Last week, the Sunday Tribune reported that Nora Wall, the former Mercy sister whose 1999 conviction for the rape of a child was quashed, was identified in the report as having beaten children in her care. (She is given the name Sr Callida in the report.)
It also said she exposed them to "additional risk" by allowing male outsiders to stay overnight at St Michael's home in Cappoquin, Co Waterford.
Yet Wall was not alone when it comes to disturbing behaviour described in the report. One of her predecessors, identified only as Resident Manager in the report , ruled Cappoquin with an iron fist from the late 1920s until the mid 1940s.
She is referred to by her real name – Sr Mary Teresa Doran – in Department of Education files reproduced in the landmark book on the industrial schools system, Suffer the Little Children, co-authored by journalist Mary Raftery and Eoin O'Sullivan.
According to the Ryan Commission, repeated concerns were raised about Doran, who was described by a department inspector as a "ruthless domineering person who resents any criticism and challenges advice".

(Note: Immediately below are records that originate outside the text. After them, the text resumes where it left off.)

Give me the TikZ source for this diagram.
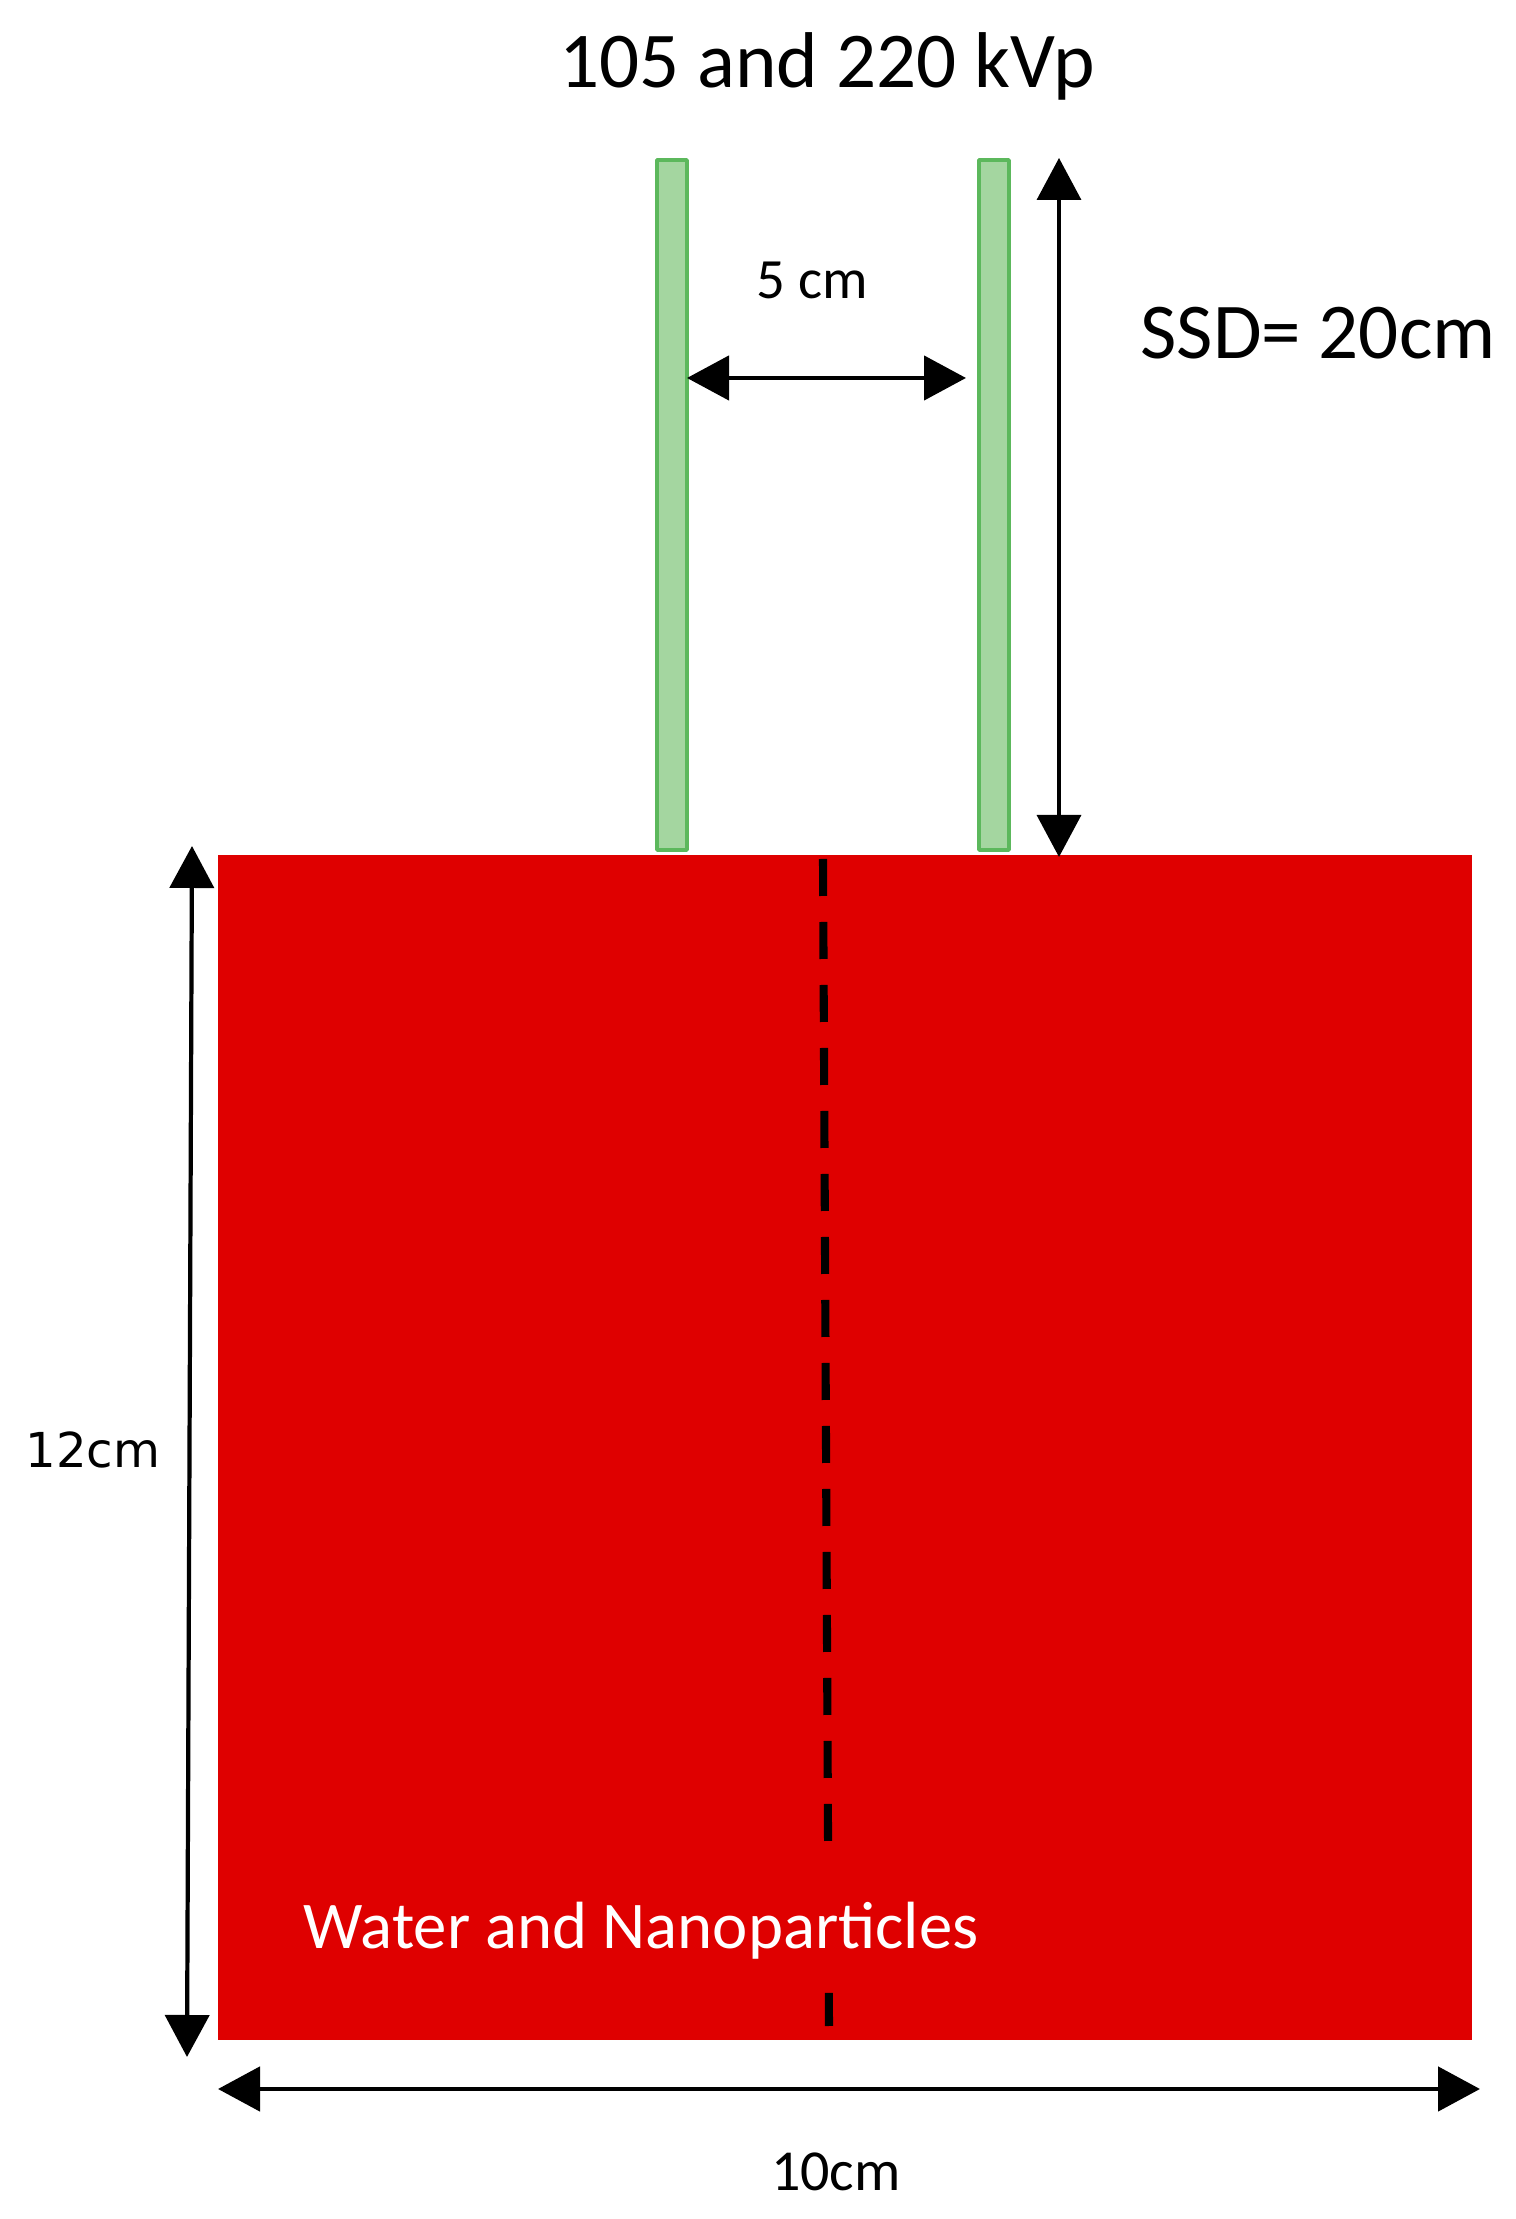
\documentclass[tikz,border=0pt]{standalone}
\usepackage{fontspec}
\setmainfont{Carlito}
\newfontfamily\dejavu{DejaVu Sans}
\usetikzlibrary{arrows.meta}
\definecolor{phantomred}{RGB}{223,0,0}
\definecolor{barfill}{RGB}{164,214,160}
\definecolor{baredge}{RGB}{92,184,92}
\begin{document}
\begin{tikzpicture}[line join=round,
	dimarrow/.style={{Triangle[length=4.2mm,width=4.4mm]}-{Triangle[length=4.2mm,width=4.4mm]}},
	bar/.style={fill=barfill, draw=baredge, line width=1pt}]
	\useasboundingbox (0,0) rectangle (15.16,22.19);
	% phantom and central axis
	\fill[phantomred] (2.18,1.79) rectangle (14.72,13.64);
	\coordinate (axtop) at (8.23,13.60); \coordinate (axbot) at (8.29,1.93);
	\draw[line width=2.3pt, dash pattern=on 3.7mm off 2.6mm] (axtop)--(axbot);
	\node[anchor=base west, text=white, fill=phantomred, inner sep=0.08cm, text height=0.9cm, text depth=0.35cm,
		font=\fontsize{19}{23}\selectfont] (water) at (2.95,2.70) {Water and Nanoparticles};
	%=== collimator
	\draw[bar] (6.57,13.69) rectangle (6.87,20.59);
	\draw[bar] (9.79,13.69) rectangle (10.09,20.59);
	\node[anchor=base, font=\fontsize{22.5}{27}\selectfont] (beam) at (8.27,21.31) {105 and 220 kVp};
	\coordinate (gapL) at (6.87,18.41); \coordinate (gapR) at (9.66,18.41);
	\draw[dimarrow, line width=1.3pt] (gapL)--(gapR);
	\node[font=\fontsize{16.2}{19}\selectfont] (gap) at (8.12,19.39) {5 cm};
	%=== SSD
	\coordinate (ssdtop) at (10.59,20.61); \coordinate (ssdbot) at (10.59,13.62);
	\draw[dimarrow, line width=1pt] (ssdtop)--(ssdbot);
	\node[anchor=base west, font=\fontsize{22.5}{27}\selectfont] (ssd) at (11.28,18.60) {SSD= 20cm};
	%=== phantom size
	\coordinate (htop) at (1.92,13.73); \coordinate (hbot) at (1.87,1.62);
	\draw[dimarrow, line width=1.2pt] (htop)--(hbot);
	\node[font=\dejavu\fontsize{13.7}{16}\selectfont] (height) at (0.93,7.69) {12cm};
	\coordinate (wL) at (2.18,1.30); \coordinate (wR) at (14.80,1.30);
	\draw[dimarrow, line width=1.4pt] (wL)--(wR);
	\node[font=\fontsize{16.5}{19}\selectfont] (width) at (8.36,0.47) {10cm};
\end{tikzpicture}
\end{document}
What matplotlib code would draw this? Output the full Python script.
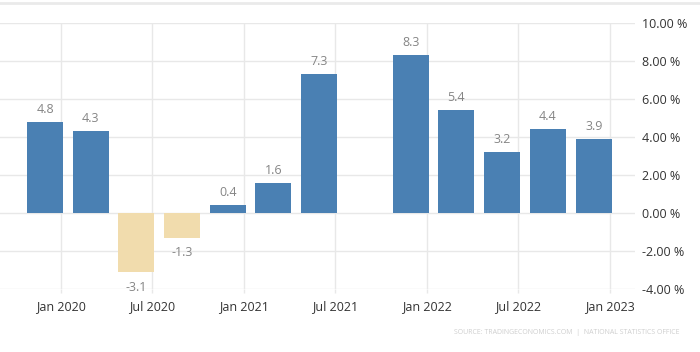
import matplotlib
matplotlib.use('Agg')
import matplotlib.pyplot as plt
import matplotlib.dates as mdates
import matplotlib.ticker as mticker
import pandas as pd
import numpy as np

plt.rcParams['font.family'] = ['Open Sans', 'DejaVu Sans']

# quarterly values (quarter end dates), Q3 2021 has no bar
quarters = ['2019-12-31', '2020-03-31', '2020-06-30', '2020-09-30',
            '2020-12-31', '2021-03-31', '2021-06-30', '2021-09-30',
            '2021-12-31', '2022-03-31', '2022-06-30', '2022-09-30',
            '2022-12-31']
values = [4.8, 4.3, -3.1, -1.3, 0.4, 1.6, 7.3, np.nan,
          8.3, 5.4, 3.2, 4.4, 3.9]
yticks = [-4, -2, 0, 2, 4, 6, 8, 10]
xticks = ['2020-01-01', '2020-07-01', '2021-01-01', '2021-07-01',
          '2022-01-01', '2022-07-01', '2023-01-01']

pos_color = '#4a80b3'
neg_color = '#f1dcad'
grid_color = '#e8e8e8'

dates = pd.to_datetime(quarters) - pd.Timedelta(days=31)
vals = np.array(values)

fig = plt.figure(figsize=(7, 3.52), dpi=100)
ax = fig.add_axes([0, 289 / 352 * 0 + (352 - 289) / 352, 635 / 700, 266 / 352])

colors = [pos_color if v >= 0 else neg_color for v in np.nan_to_num(vals)]
ax.bar(dates, np.nan_to_num(vals), width=72, color=colors, zorder=3)

for d, v in zip(dates, vals):
    if np.isnan(v):
        continue
    off = 9 if v >= 0 else -11
    ax.annotate('%.1f' % v, (d, v), xytext=(0, off), textcoords='offset points',
                ha='center', va='center', fontsize=9, color='#858585')

ax.set_xlim(pd.Timestamp('2019-09-01'), pd.Timestamp('2023-02-20'))
ax.set_ylim(-4, 10)

ax.yaxis.tick_right()
ax.set_yticks(yticks)
ax.yaxis.set_major_formatter(mticker.FuncFormatter(lambda v, p: '%.2f %%' % v))
ax.tick_params(axis='y', length=0, pad=5, labelsize=9, labelcolor='#333333')

ax.set_xticks(pd.to_datetime(xticks))
ax.xaxis.set_major_formatter(mdates.DateFormatter('%b %Y'))
ax.tick_params(axis='x', length=3, width=1, color=grid_color, pad=5,
               labelsize=9, labelcolor='#333333')

ax.grid(True, color=grid_color, linewidth=1, zorder=0)
for s in ax.spines.values():
    s.set_visible(False)

# top frame line and faint source note
fig.add_artist(plt.Line2D([0, 1], [1 - 3 / 352, 1 - 3 / 352], color='#eaeaea',
                          linewidth=2, transform=fig.transFigure))
fig.text(0.97, 1 - 332 / 352, 'SOURCE: TRADINGECONOMICS.COM  |  NATIONAL STATISTICS OFFICE',
         ha='right', va='center', fontsize=5, color='#cfcfcf')

fig.savefig('out.png', dpi=100)
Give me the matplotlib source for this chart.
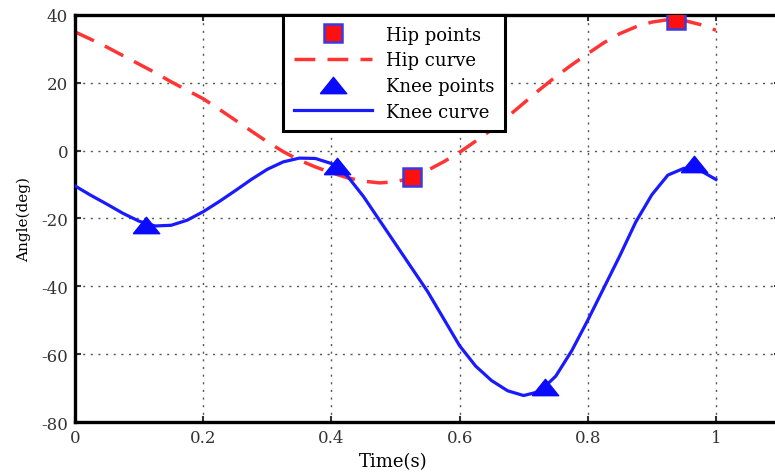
import matplotlib.pyplot as plt

# =========================
# DATA
# =========================
hip_t = [0.0, 0.025, 0.05, 0.075, 0.10, 0.125, 0.15, 0.175, 0.20, 0.225, 0.25, 0.275,
         0.30, 0.325, 0.35, 0.375, 0.40, 0.425, 0.45, 0.475, 0.50, 0.525, 0.55, 0.575,
         0.60, 0.625, 0.65, 0.675, 0.70, 0.725, 0.75, 0.775, 0.80, 0.825, 0.85, 0.875,
         0.90, 0.925, 0.95, 0.975, 1.0]
hip_angle = [35.0, 32.8, 30.5, 28.0, 25.5, 23.0, 20.3, 17.8, 15.3, 12.2, 9.0, 5.8,
             2.6, -0.3, -2.8, -4.8, -6.5, -8.0, -9.0, -9.5, -9.2, -8.0, -5.8, -3.3,
             -0.5, 2.8, 6.2, 10.0, 14.0, 18.0, 21.8, 25.3, 28.6, 31.8, 34.5, 36.5,
             37.9, 38.6, 38.4, 37.2, 35.5]

knee_t = [0.0, 0.025, 0.05, 0.075, 0.10, 0.125, 0.15, 0.175, 0.20, 0.225, 0.25, 0.275,
          0.30, 0.325, 0.35, 0.375, 0.40, 0.425, 0.45, 0.475, 0.50, 0.525, 0.55, 0.575,
          0.60, 0.625, 0.65, 0.675, 0.70, 0.725, 0.75, 0.775, 0.80, 0.825, 0.85, 0.875,
          0.90, 0.925, 0.95, 0.975, 1.0]
knee_angle = [-10.4, -13.2, -15.8, -18.5, -20.8, -22.2, -22.0, -20.5, -18.0, -15.0, -11.8, -8.5,
              -5.5, -3.3, -2.2, -2.3, -3.8, -7.5, -13.5, -20.5, -27.5, -34.5, -41.5, -49.5,
              -57.5, -63.5, -67.8, -70.8, -72.2, -71.0, -66.5, -59.0, -50.0, -40.5, -31.0, -21.0,
              -13.0, -7.2, -5.2, -5.8, -8.5]

hip_pts_t = [0.525, 0.937]
hip_pts_angle = [-7.8, 38.6]

knee_pts_t = [0.11, 0.408, 0.733, 0.966]
knee_pts_angle = [-21.8, -4.5, -69.8, -3.9]

x_ticks = [0, 0.2, 0.4, 0.6, 0.8, 1.0]
x_tick_labels = ["0", "0.2", "0.4", "0.6", "0.8", "1"]
y_ticks = [-80, -60, -40, -20, 0, 20, 40]

# =========================
# PLOT
# =========================
plt.rcParams['font.family'] = ['DejaVu Serif']
plt.rcParams['axes.unicode_minus'] = False

# wide, flat triangle like the reference markers
flat_tri = [(-1.0, -0.62), (1.0, -0.62), (0.0, 0.62), (-1.0, -0.62)]

fig = plt.figure(figsize=(7.75, 4.77), dpi=100)
ax = fig.add_axes([0.0968, 0.1132, 0.9097, 0.8533])

ax.plot(hip_pts_t, hip_pts_angle, linestyle='none', marker='s', markersize=13,
        markerfacecolor='#ff1010', markeredgecolor='#3a3ae0', markeredgewidth=1.8,
        label='Hip points', zorder=4)
ax.plot(hip_t, hip_angle, color='#ff3535', linewidth=2.5, dashes=(6, 3.5),
        label='Hip curve', zorder=2)
ax.plot(knee_pts_t, knee_pts_angle, linestyle='none', marker=flat_tri, markersize=19,
        color='#0a0aff', label='Knee points', zorder=4)
ax.plot(knee_t, knee_angle, color='#1a1aff', linewidth=2.3,
        label='Knee curve', zorder=3)

ax.set_xlim(0, 1.1)
ax.set_ylim(-80, 40)
ax.set_xticks(x_ticks)
ax.set_xticklabels(x_tick_labels)
ax.set_yticks(y_ticks)

ax.grid(True, linestyle=(0, (1.5, 4)), color='#555555', linewidth=1.0)
ax.tick_params(direction='in', top=True, right=True, length=4, width=1.5,
               labelsize=12, colors='#333333', pad=5)
for sp in ax.spines.values():
    sp.set_linewidth(2.4)

ax.set_xlabel('Time(s)', fontsize=13)
ax.set_ylabel('Angle(deg)', fontsize=11)
ax.xaxis.set_label_coords(0.451, -0.075)
ax.yaxis.set_label_coords(-0.062, 0.5)

leg = ax.legend(loc='upper center', bbox_to_anchor=(0.453, 1.0), borderaxespad=0,
                fancybox=False, edgecolor='black', framealpha=1, fontsize=13,
                handlelength=4.3, handletextpad=0.8, borderpad=0.6, labelspacing=0.42)
leg.get_frame().set_linewidth(2.2)

fig.savefig('out.png', dpi=100)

Asked by a visiting inspector why the children were so thin, an internal department report noted:
"Her explanation of the children's failure to gain weight – [namely] their 'activity' –rivals Marie Antoinette's 'why don't they eat cake?'"
Ominously, it added that she "has bedded down long since into a groove out of which she cannot be shifted".
Also mentioned in the report are...
The 'Resident Manager' at Cappoquin from the late 1920s to mid 1940s is the late Sr Mary Teresa Doran: 'ruthless'
'Brother Dax' is Christian Brother Maurice Tobin: convicted of abusing boys at Letterfrack and sentenced to 12 years
'John Brander' is Donal Dunne: convicted paedophile
Fr Patrick Pierce is "Fr Stefano" in the report. He ran Ferryhouse between 1975 and 1991 and was then appointed provincial of the Rosminians in Ireland
Former Rosminian brother Sean Barry is "Br Bruno" in the report.
He was sentenced to nine years in prison for abuses he carried out in Ferryhouse and Waterford.